Saúde
Ultraprocessados já representam 23% da alimentação no Brasil

O relatório lembra que, após a Segunda Guerra, esses produtos se espalharam entre nações de alta renda, mas se tornaram um fenômeno mundial nos anos 80, impulsionados pela globalização
O consumo de ultraprocessados no Brasil mais que dobrou desde os anos 80. Ele saltou de 10% para 23% da alimentação nacional, revelam artigos publicados por mais de 40 cientistas liderados por pesquisadores da USP.
A série, divulgada pela revista The Lancet, mostra que o fenômeno é mundial. Entre 93 países analisados, 91 registraram aumento no consumo desses produtos industrializados – conhecidos por serem prontos para consumo, muito duráveis e altamente palatáveis.
Nos Estados Unidos, os ultraprocessados já são mais de 60% da dieta. No Reino Unido, a taxa permanece estável em 50%. O Brasil segue tendência de ascensão contínua.

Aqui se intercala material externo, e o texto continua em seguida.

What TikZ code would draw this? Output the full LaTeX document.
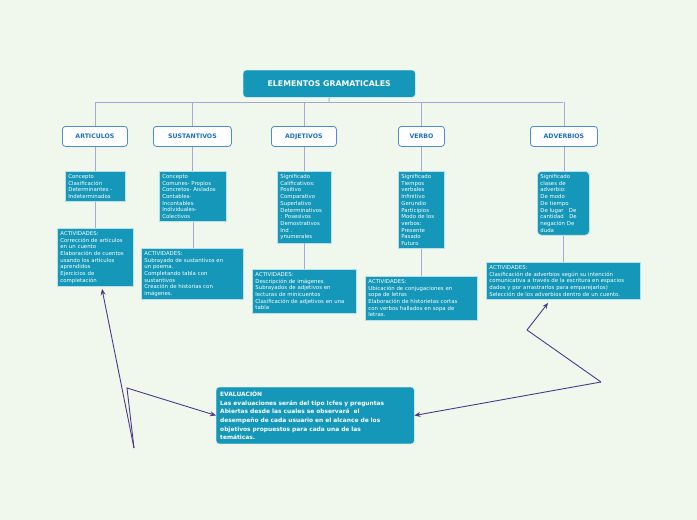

Dados do estudo revelam aumentos expressivos em outras regiões:
Espanha e Coreia do Sul triplicaram o consumo em 30 anos.
China saltou de 3,5% para 10,4%.
Argentina passou de 19% para 29%.
Segundo Carlos Monteiro, pesquisador do Nupens/USP e líder do estudo, esse avanço não é espontâneo:
“O crescimento é impulsionado por grandes corporações, apoiadas por marketing agressivo e lobby político.”
O consumo começa entre pessoas de maior renda e depois se espalha para outros grupos, repetindo um padrão visto globalmente. Porém, cultura também pesa: países ricos como Itália e Grécia mantêm taxas abaixo de 25%, enquanto Canadá chega a 40%.
O relatório lembra que, após a Segunda Guerra, esses produtos se espalharam entre nações de alta renda, mas se tornaram um fenômeno mundial nos anos 80, impulsionados pela globalização.
O avanço dos ultraprocessados acompanha o aumento global de:
obesidade,
diabetes tipo 2,
câncer colorretal,
doenças cardiovasculares e
doenças inflamatórias intestinais.
De 104 estudos analisados, 92 apontaram maior risco de ao menos uma doença crônica em dietas ricas nesses produtos.
O que são ultraprocessados?
A classificação NOVA, criada por pesquisadores brasileiros em 2009, divide alimentos em quatro grupos:
1. In natura ou minimamente processados
Frutas, verduras, carnes, grãos, congelados e alimentos cuja estrutura original é mantida.
2. Ingredientes processados
Subprodutos usados no preparo de refeições: óleo, açúcar, sal.
3. Processados
Alimentos do grupo 1 com ingredientes do grupo 2.
Exemplos: enlatados, pães simples, sucos integrais.
4. Ultraprocessados
Misturas industriais com aditivos químicos que ampliam durabilidade e sabor.
Exemplos: refrigerantes, biscoitos recheados, macarrão instantâneo, snacks saborizados, iogurtes adoçados.
Segundo Monteiro, o processamento deixou de preservar alimentos e passou a criar substitutos com ingredientes baratos e de baixo valor nutricional.
Recomendações dos pesquisadores
O estudo propõe medidas para reduzir o consumo global desses produtos. Entre elas:
1. Rótulos mais claros
Indicação obrigatória de aditivos como corantes e aromatizantes.
2. Proibição em ambientes públicos
Escolas e hospitais não deveriam ofertar ultraprocessados.
O Brasil é citado como exemplo com o PNAE, que determina que 90% dos alimentos servidos sejam frescos ou minimamente processados a partir de 2026.
3. Menos publicidade
Especialmente a voltada ao público infantil.
4. Sobretaxação
Impostos extras sobre ultraprocessados para financiar a distribuição de alimentos frescos a famílias de baixa renda.
Os autores reforçam que a responsabilidade não é individual:
As grandes corporações usam ingredientes baratos, marketing agressivo e embalagens atraentes para moldar hábitos alimentares em escala global.
Com vendas anuais estimadas em US$ 1,9 trilhão, os ultraprocessados formam o setor mais lucrativo da indústria alimentícia.